Posted by: Alise | May 19, 2010

Hear No Evil by Matthew Paul Turner

Hear No Evil: Marching in the Lord's Army, Fleeing the Devil, and Finding a Righteous Groove Hear No Evil: Marching in the Lord’s Army, Fleeing the Devil, and Finding a Righteous Groove by Matthew Paul Turner

My rating: 5 of 5 stars
What a great read! Really, I haven’t read anything this quickly in a long time, but this one was fantastic.

I actually grew up in one of those homes that would have helped Matthew “rebel” by supplying him with music by Sandi Patti (his recollection of seeing her in concert actually made me choke up a little, remembering my own Sandi Patti concert experience!). My mom actually got into a bit of an argument with a minister we had met who had nothing but negative things to say about Christian rock. We invited people to go with us to the Creation festival and to various Christian concerts in the area. We loved music, and it was great to have something we could all listen to without blushing.

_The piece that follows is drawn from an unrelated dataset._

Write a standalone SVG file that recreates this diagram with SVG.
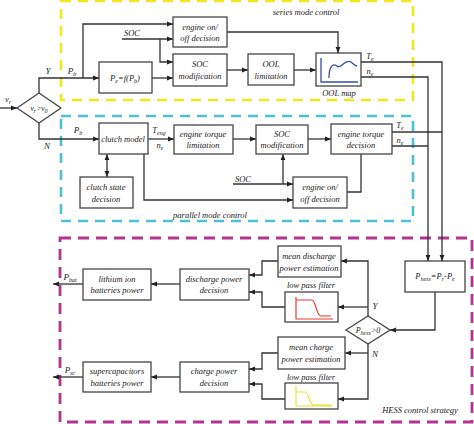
<svg xmlns="http://www.w3.org/2000/svg" width="474" height="424" viewBox="0 0 474 424">
<defs>
<marker id="a" viewBox="0 0 10 10" refX="10" refY="5" markerWidth="7" markerHeight="6" markerUnits="userSpaceOnUse" orient="auto-start-reverse"><path d="M0,1 L10,5 L0,9z" fill="#222"/></marker>
<style>
.b{fill:#fff;stroke:#444;stroke-width:1.3}
.l{fill:none;stroke:#333;stroke-width:1.3}
.ar{marker-end:url(#a)}
text{font-family:"Liberation Serif","Times New Roman",serif;font-style:italic;font-size:8.5px;fill:#222;text-anchor:middle}
.s{font-size:6px}
.lab{font-size:9px}
.dy{fill:none;stroke:#f2e61c;stroke-width:2.6;stroke-dasharray:10 7}
.dc{fill:none;stroke:#4dbfd6;stroke-width:2.6;stroke-dasharray:10 7}
.dm{fill:none;stroke:#b3348f;stroke-width:2.8;stroke-dasharray:11 7}
</style>
</defs>
<rect class="dy" x="61" y="1" width="352" height="99"/>
<rect class="dc" x="61" y="116" width="352" height="105"/>
<rect class="dm" x="60" y="238" width="412" height="184"/>
<text x="306" y="15">series mode control</text>
<text x="210" y="218">parallel mode control</text>
<text x="420" y="413">HESS control strategy</text>

<g id="connectors">
<path class="l ar" d="M0,108 H17"/>
<path class="l ar" d="M39,93 V78 H99"/>
<path class="l ar" d="M83,78 V24 H173"/>
<path class="l ar" d="M122,39 H173"/>
<path class="l ar" d="M160,39 V62 H173"/>
<path class="l ar" d="M152,78 H173"/>
<path class="l ar" d="M227,70 H248"/>
<path class="l ar" d="M294,70 H316"/>
<path class="l ar" d="M227,32 H338 V53"/>
<path class="l ar" d="M361,62 H442 V261"/>
<path class="l ar" d="M361,77 H428 V261"/>
<path class="l ar" d="M39,123 V139 H99"/>
<path class="l ar" d="M148,139 H174"/>
<path class="l ar" d="M233,139 H256"/>
<path class="l ar" d="M308,139 H331"/>
<path class="l" d="M392,132 H442"/>
<path class="l" d="M392,146 H428"/>
<path class="l ar" d="M107,154 V177" marker-start="url(#a)"/>
<path class="l ar" d="M144,154 V200 H293"/>
<path class="l ar" d="M233,184 H293"/>
<path class="l ar" d="M283,184 V154"/>
<path class="l" d="M347,192 H361 V154"/>
<path class="l ar" d="M435,292 V330 H390"/>
<path class="l ar" d="M368,316 V261 H341"/>
<path class="l ar" d="M368,307 H338"/>
<path class="l ar" d="M278,261 H262 V275 H249"/>
<path class="l ar" d="M285,307 H262 V292 H249"/>
<path class="l ar" d="M180,284 H151"/>
<path class="l ar" d="M83,284 H53"/>
<path class="l ar" d="M368,344 V399 H338"/>
<path class="l ar" d="M368,353 H345"/>
<path class="l ar" d="M278,353 H262 V369 H249"/>
<path class="l ar" d="M285,399 H262 V384 H249"/>
<path class="l ar" d="M180,377 H151"/>
<path class="l ar" d="M83,377 H53"/>
</g>

<g id="labels">
<text x="8" y="102">v<tspan class="s" dy="2">r</tspan></text>
<text x="48" y="74" class="lab">Y</text>
<text x="72" y="74" class="lab">P<tspan class="s" dy="2">b</tspan></text>
<text x="132" y="36">SOC</text>
<text x="370" y="59">T<tspan class="s" dy="2">e</tspan></text>
<text x="370" y="74">n<tspan class="s" dy="2">e</tspan></text>
<text x="47" y="149" class="lab">N</text>
<text x="78" y="133" class="lab">P<tspan class="s" dy="2">b</tspan></text>
<text x="159" y="133">T<tspan class="s" dy="2">eng</tspan></text>
<text x="160" y="148">n<tspan class="s" dy="2">e</tspan></text>
<text x="400" y="128">T<tspan class="s" dy="2">e</tspan></text>
<text x="400" y="143">n<tspan class="s" dy="2">e</tspan></text>
<text x="243" y="182">SOC</text>
<text x="375" y="309" class="lab">Y</text>
<text x="375" y="357" class="lab">N</text>
<text x="70" y="280" class="lab">P<tspan class="s" dy="2">bat</tspan></text>
<text x="70" y="373" class="lab">P<tspan class="s" dy="2">sc</tspan></text>
</g>

<g id="decision1"><path class="b" d="M17,108 L39,93 L61,108 L39,123Z"/><text x="39" y="111" style="font-size:7.5px">v<tspan class="s" dy="2">r</tspan><tspan dy="-2">&gt;v</tspan><tspan class="s" dy="2">0</tspan></text></g>
<g id="pe"><rect class="b" x="99" y="62" width="53" height="31"/><text x="125" y="81">P<tspan class="s" dy="2">e</tspan><tspan dy="-2">=f(P</tspan><tspan class="s" dy="2">b</tspan><tspan dy="-2">)</tspan></text></g>
<g id="onoff1"><rect class="b" x="173" y="17" width="54" height="30"/><text x="200" y="30">engine on/</text><text x="200" y="41">off decision</text></g>
<g id="socmod1"><rect class="b" x="173" y="54" width="54" height="32"/><text x="200" y="67">SOC</text><text x="200" y="79">modification</text></g>
<g id="ool"><rect class="b" x="248" y="54" width="46" height="31"/><text x="271" y="67">OOL</text><text x="271" y="79">limitation</text></g>
<g id="oolmap"><rect class="b" x="316" y="53" width="45" height="33"/>
<path d="M321,58 V82 H358" fill="none" stroke="#3a4aa8" stroke-width="1.3"/>
<path d="M329,78 C329,66 333,63 337,66 C341,70 345,58 351,62 C354,64 355,66 357,66" fill="none" stroke="#3a4aa8" stroke-width="1.3"/>
<text x="339" y="96">OOL map</text></g>

<g id="clutch"><rect class="b" x="99" y="123" width="49" height="31"/><text x="123" y="142">clutch model</text></g>
<g id="etl"><rect class="b" x="174" y="125" width="59" height="29"/><text x="203" y="137">engine torque</text><text x="203" y="148">limitation</text></g>
<g id="socmod2"><rect class="b" x="256" y="125" width="52" height="29"/><text x="282" y="137">SOC</text><text x="282" y="148">modification</text></g>
<g id="etd"><rect class="b" x="331" y="124" width="61" height="30"/><text x="361" y="137">engine torque</text><text x="361" y="148">decision</text></g>
<g id="clutchstate"><rect class="b" x="80" y="177" width="53" height="31"/><text x="106" y="190">clutch state</text><text x="106" y="202">decision</text></g>
<g id="onoff2"><rect class="b" x="293" y="177" width="54" height="31"/><text x="320" y="190">engine on/</text><text x="320" y="202">off decision</text></g>

<g id="phess"><rect class="b" x="405" y="261" width="60" height="31"/><text x="435" y="279">P<tspan class="s" dy="2">hess</tspan><tspan dy="-2">=P</tspan><tspan class="s" dy="2">r</tspan><tspan dy="-2">-P</tspan><tspan class="s" dy="2">e</tspan></text></g>
<g id="decision2"><path class="b" d="M346,330 L368,316 L390,330 L368,344Z"/><text x="368" y="333" style="font-size:8px">P<tspan class="s" dy="2">hess</tspan><tspan dy="-2">&gt;0</tspan></text></g>
<g id="meandis"><rect class="b" x="278" y="246" width="63" height="31"/><text x="309" y="259">mean discharge</text><text x="309" y="271">power estimation</text></g>
<g id="lpf1"><text x="311" y="288">low pass filter</text><rect class="b" x="285" y="292" width="53" height="30"/>
<path d="M296,297 V319 H333 M296,300 H312 C316,300 316,316 321,316 H331" fill="none" stroke="#e8392c" stroke-width="1.2"/></g>
<g id="dpd"><rect class="b" x="180" y="269" width="69" height="31"/><text x="214" y="282">discharge power</text><text x="214" y="293">decision</text></g>
<g id="lib"><rect class="b" x="83" y="269" width="68" height="31"/><text x="117" y="282">lithium ion</text><text x="117" y="293">batteries power</text></g>
<g id="meanch"><rect class="b" x="278" y="337" width="67" height="32"/><text x="311" y="350">mean charge</text><text x="311" y="362">power estimation</text></g>
<g id="lpf2"><text x="311" y="380">low pass filter</text><rect class="b" x="285" y="383" width="53" height="26"/>
<path d="M296,386 V406 H333 M296,392 H305 C309,392 309,405 314,405 H331" fill="none" stroke="#efe23a" stroke-width="1.2"/></g>
<g id="cpd"><rect class="b" x="180" y="362" width="69" height="30"/><text x="214" y="374">charge power</text><text x="214" y="386">decision</text></g>
<g id="sc"><rect class="b" x="83" y="362" width="68" height="30"/><text x="117" y="374">supercapacitors</text><text x="117" y="386">batteries power</text></g>
</svg>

Anyway, back to the book. Matthew Paul Turner does indeed write a book about his journey into the world of music, both Christian and secular. But he also writes about his journey into a deeper, less safe faith. I think that, more than even his entertaining anecdotes about riding the fame coattails of Two4One or daring to talk to the man who had converted from being Episcopal to Christian. He allowed us as readers to take a look at his evolving faith. From one where he knew all of the answers to one where he could see that maybe the answers weren’t as cut and dried as he had assumed.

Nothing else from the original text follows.